Rules change opens investment options for community banks

To loan, or to bet on the markets?

That is the question that some smaller, “community” banks are facing after the government lifted regulatory burdens on making riskier proprietary trades for institutions with less than $10 billion in assets.

Bankers and experts said most community banks don’t engage in the risky buying and selling of financial instruments like bonds and options, instead hewing to more traditional loans structures.

But a professor noted that easing regulations on “community banks,” about 98% of banks in the U.S., may free them up to do things “they otherwise would not do.”

Announced by the U.S. Securities and Exchange Commission, the change excludes community banks with $10 billion or less in total consolidated assets and total trading assets and liabilities of 5% or less of total consolidated assets from the Volcker Rule.

The rule was designed after the financial collapse of 2008 and “generally restricts banking entities from engaging in proprietary trading and from owning, sponsoring, or having certain relationships with hedge funds or private equity funds,” according to the SEC.

Many community banks with less than $10 billion in assets typically do not seek the potentially higher returns made possible by engaging in risky, hedge fund-style trading in the first place according to Christopher Cole, executive vice president and senior regulatory counsel for the Independent Community Bankers of America. Therefore, inspectors ensuring they comply with the rule every year was unnecessary, Cole added.

Under the original rule, all banks had to prove to regulators when they chose to hedge against risk by making another investment, Cole said.

For example, in order to protect itself from a unfavorable drop in interest rates on loans it has made, a bank could buy interest rate futures.

“They had to document the hedge was legitimate … when the examiners came in.”

He noted the rule change will free smaller banks from that oversight and allow them to “concentrate on making loans and serving customers in their service areas.”

A spokesperson for Novato-based Bank of Marin, which has $2.5 billion in assets, seemed to confirm that many community banks aren’t impacted by the rule.

“It doesn’t impact us because we don’t do proprietary trading” the bank’s Vice President and Marketing & Corporate Communications Manager Beth Drummey wrote in an email.

“The reality is the legislation was meant to remove some of the complexities and was aimed at community banks and those that really participate in lending to their communities,” said Greg Jahn, executive vice president and chief financial officer at Santa-Rosa based Exchange Bank speaking on his own behalf and not on behalf of Exchange Bank.

“This element really speaks more to Wall Street banking,” he added.

But Wall Street refers to a section of American banking that holds the vast majority of capital while excluding all but a few titans in the industry, an important distinction according to Robert Weber, associate professor of law at Georgia State University.

“The way this is packaged and sold politically is it’s framed as a community bank regulation relief measure,” Weber said, noting it actually affects about 98% of chartered banks in the U.S. with assets under $10 billion.
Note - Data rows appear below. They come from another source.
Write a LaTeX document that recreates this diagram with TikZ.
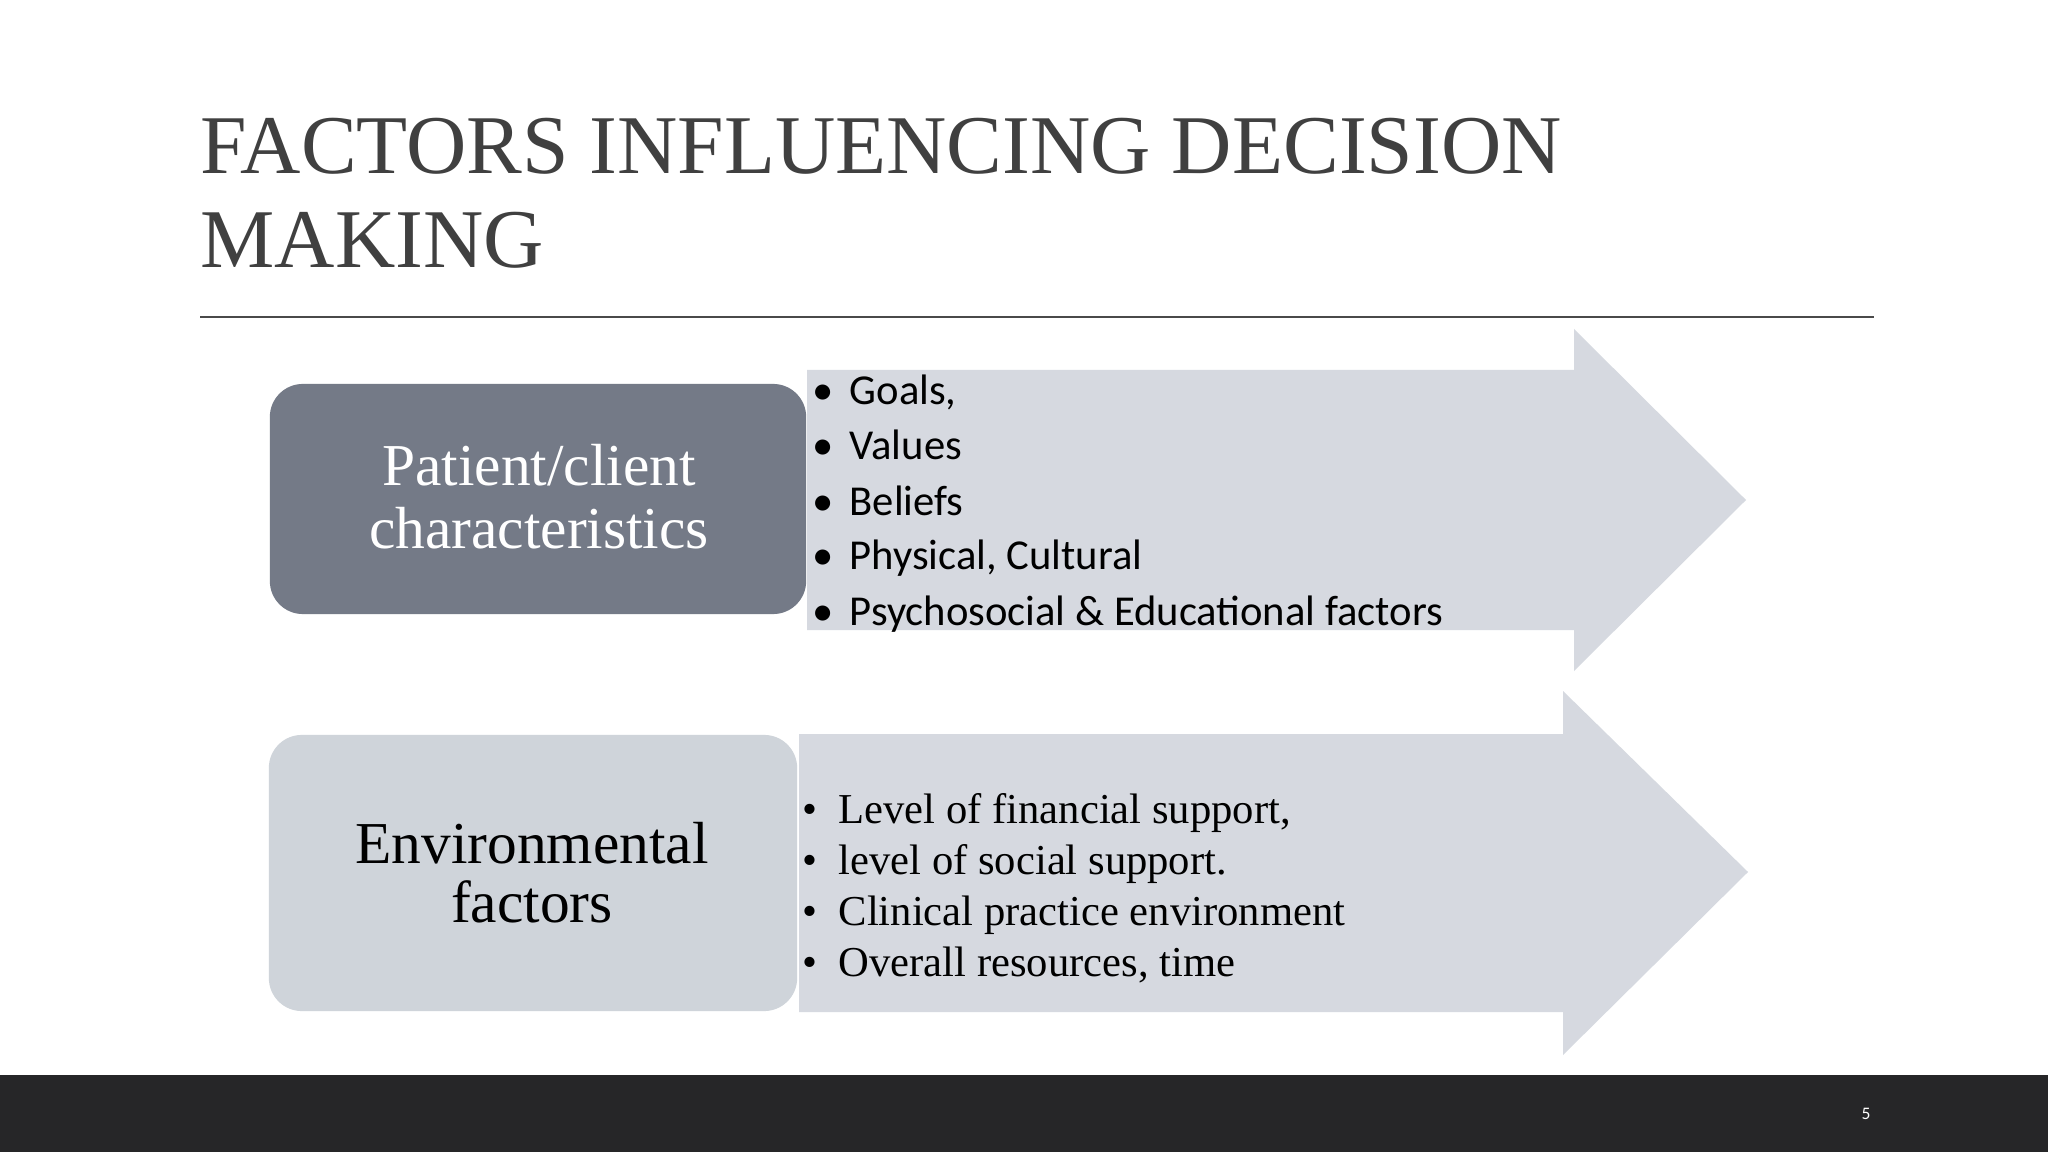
\documentclass[tikz,border=0pt]{standalone}
\usepackage{fontspec}
\setmainfont{Liberation Serif}
\newfontfamily\calibfont{Carlito}
\definecolor{titlegray}{HTML}{404040}
\definecolor{rulegray}{HTML}{4A4A4A}
\definecolor{darkbox}{HTML}{747A87}
\definecolor{lightbox}{HTML}{CFD4DA}
\definecolor{arrowfill}{HTML}{D6D9E0}
\definecolor{footerbar}{HTML}{262628}
\tikzset{
  titletext/.style={anchor=base west, inner sep=0pt, text=titlegray, font=\fontsize{23.75pt}{26.7pt}\selectfont},
  boxshape/.style={rectangle, rounded corners=0.33cm, inner sep=0pt},
  boxtext/.style={anchor=base, inner sep=0pt, font=\fontsize{16.9pt}{18pt}\selectfont},
  calibitem/.style={anchor=base west, inner sep=0pt, font=\calibfont\fontsize{12.12pt}{14pt}\selectfont, text=black},
  timesitem/.style={anchor=base west, inner sep=0pt, font=\fontsize{12.12pt}{14pt}\selectfont, text=black},
}
\begin{document}
\begin{tikzpicture}[x=0.01cm, y=-0.01cm]
\useasboundingbox (0,0) rectangle (2048,1152);
\fill[white] (0,0) rectangle (2048,1152);

% footer
\fill[footerbar] (0,1075) rectangle (2048,1152);
\node[anchor=base, inner sep=0pt, text=white, font=\calibfont\fontsize{5pt}{6pt}\selectfont] (pnum) at (1866,1119) {5};

% title
\node[titletext] (title1) at (200,174) {FACTORS INFLUENCING DECISION};
\node[titletext] (title2) at (200,268) {MAKING};
\coordinate (ruleL) at (200,317);
\coordinate (ruleR) at (1874,317);
\draw[rulegray, line width=0.6pt] (ruleL) -- (ruleR);

% arrows
\fill[arrowfill] (807,370) -- (1574,370) -- (1574,329) -- (1746,500) -- (1574,671) -- (1574,630) -- (807,630) -- cycle;
\fill[arrowfill] (799,734) -- (1563,734) -- (1563,691) -- (1748,872) -- (1563,1055) -- (1563,1012) -- (799,1012) -- cycle;

% boxes
\node[boxshape, fill=darkbox, minimum width=5.36cm, minimum height=2.30cm] (patbox) at (538,499) {};
\node[boxtext, text=white] (pat1) at (539,486) {Patient/client};
\node[boxtext, text=white] (pat2) at (539,549) {characteristics};

\node[boxshape, fill=lightbox, minimum width=5.28cm, minimum height=2.76cm] (envbox) at (533,873) {};
\node[boxtext, text=black] (env1) at (532,863) {Environmental};
\node[boxtext, text=black] (env2) at (532,922) {factors};

% top bullet list
\foreach \y/\t [count=\i] in {405/{Goals,}, 460/{Values}, 515/{Beliefs}, 570/{Physical, Cultural}, 625/{Psychosocial \& Educational factors}} {
  \node[calibitem] (pb\i) at (812,\y) {\textbullet};
  \node[calibitem] (pt\i) at (849,\y) {\t};
}

% bottom bullet list
\foreach \y/\t [count=\i] in {823/{Level of financial support,}, 874/{level of social support.}, 925/{Clinical practice environment}, 976/{Overall resources, time}} {
  \node[timesitem] (eb\i) at (802,\y) {\textbullet};
  \node[timesitem] (et\i) at (838,\y) {\t};
}
\end{tikzpicture}
\end{document}
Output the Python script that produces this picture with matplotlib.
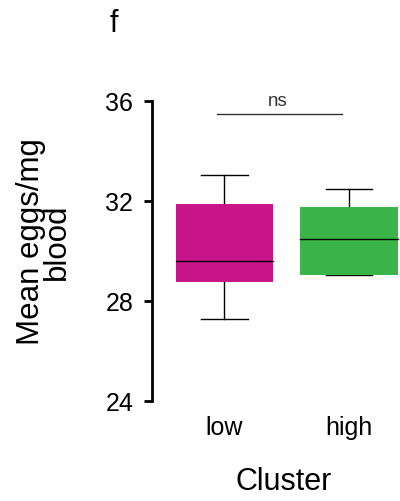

He estimated that chunk of the industry only holds 15% to 20% of total assets in the American banking system.

“It frees these banks up to engage in activities that previously they weren’t able to engage in before,” if they so choose, Weber noted, adding the change “shifts the burden back onto the regulator to demonstrate banks are engaging in some kind of improper, high-risk activity.”

While Cole said there are very few community banks that engage in this kind of risk taking, Weber said that is hard to determine and that the rule change could make more complex capital and derivative markets more tempting to traditionally conservative bankers.

“At the end of the day it’s going to depend on the individuals who are running the bank,” Weber said. “Now they are freed up to do things that they otherwise wouldn’t be able to do.”

Even if a bank wanted to do that however, it might find itself stymied by a lack of resources according to Jahn.

“It would be the equivalent of your 8-year-old little league son going to play for the San Francisco Giants,” he said, noting the level of complexity and resources needed to compete usually don’t exist within community banks.

Weber said size was not necessarily an impediment however. “Imagine a world where the smaller banks start to deal with the big banks to take on capital markets and derivative exposure,” he said.

“Having a lot of liquid assets does create the temptation to play with those assets in the capital markets. And now [smaller] banks can do that.”